To show that this equation represents a circle, we rearrange it into the standard form $$(u-h)^2 + (v-k)^2 = r^2$$:
First, move all terms to one side:
$$2u^2 - 3u + 2v^2 - 6v = 0$$
Divide the entire equation by 2 to make the coefficients of $$u^2$$ and $$v^2$$ equal to 1:
$$u^2 - \frac{3}{2}u + v^2 - 3v = 0$$
Now, complete the square for the $$u$$ terms and the $$v$$ terms separately.
For the $$u$$ terms ($$u^2 - \frac{3}{2}u$$), we add and subtract $$(\frac{-3/2}{2})^2 = (-\frac{3}{4})^2 = \frac{9}{16}$$:
$$u^2 - \frac{3}{2}u = \left(u - \frac{3}{4}\right)^2 - \frac{9}{16}$$
For the $$v$$ terms ($$v^2 - 3v$$), we add and subtract $$(\frac{-3}{2})^2 = (-\frac{3}{2})^2 = \frac{9}{4}$$:
$$v^2 - 3v = \left(v - \frac{3}{2}\right)^2 - \frac{9}{4}$$
Substitute these back into the equation:
$$\left(u - \frac{3}{4}\right)^2 - \frac{9}{16} + \left(v - \frac{3}{2}\right)^2 - \frac{9}{4} = 0$$
Move the constant terms to the right side of the equation:
$$\left(u - \frac{3}{4}\right)^2 + \left(v - \frac{3}{2}\right)^2 = \frac{9}{16} + \frac{9}{4}$$
To add the fractions on the right side, find a common denominator, which is 16:
$$\frac{9}{4} = \frac{9 \times 4}{4 \times 4} = \frac{36}{16}$$
So, the equation becomes:
$$\left(u - \frac{3}{4}\right)^2 + \left(v - \frac{3}{2}\right)^2 = \frac{9}{16} + \frac{36}{16}$$
$$\left(u - \frac{3}{4}\right)^2 + \left(v - \frac{3}{2}\right)^2 = \frac{45}{16}$$

**step8** Identifying the center and radius

The equation obtained is in the standard form of a circle $$(u-h)^2 + (v-k)^2 = r^2$$, where $$(h,k)$$ is the center and $$r$$ is the radius.

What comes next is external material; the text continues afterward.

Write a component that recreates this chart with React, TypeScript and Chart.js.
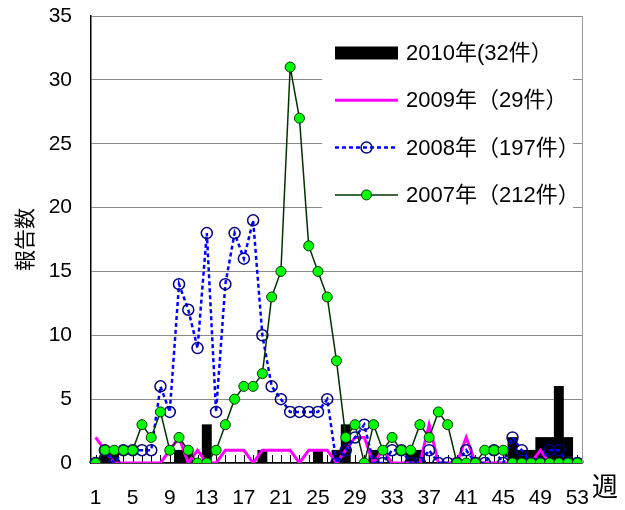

By comparing our derived equation with the standard form, we can identify:
The center of the circle is $$(h,k) = \left(\frac{3}{4}, \frac{3}{2}\right)$$.
The square of the radius is $$r^2 = \frac{45}{16}$$.
To find the radius, we take the square root:
$$r = \sqrt{\frac{45}{16}} = \frac{\sqrt{45}}{\sqrt{16}} = \frac{\sqrt{9 \times 5}}{4} = \frac{3\sqrt{5}}{4}$$
This matches the specified center $$(\dfrac {3}{4},\dfrac {3}{2})$$ and radius $$\dfrac {3\sqrt {5}}{4}$$ in the problem statement, thus showing the transformation.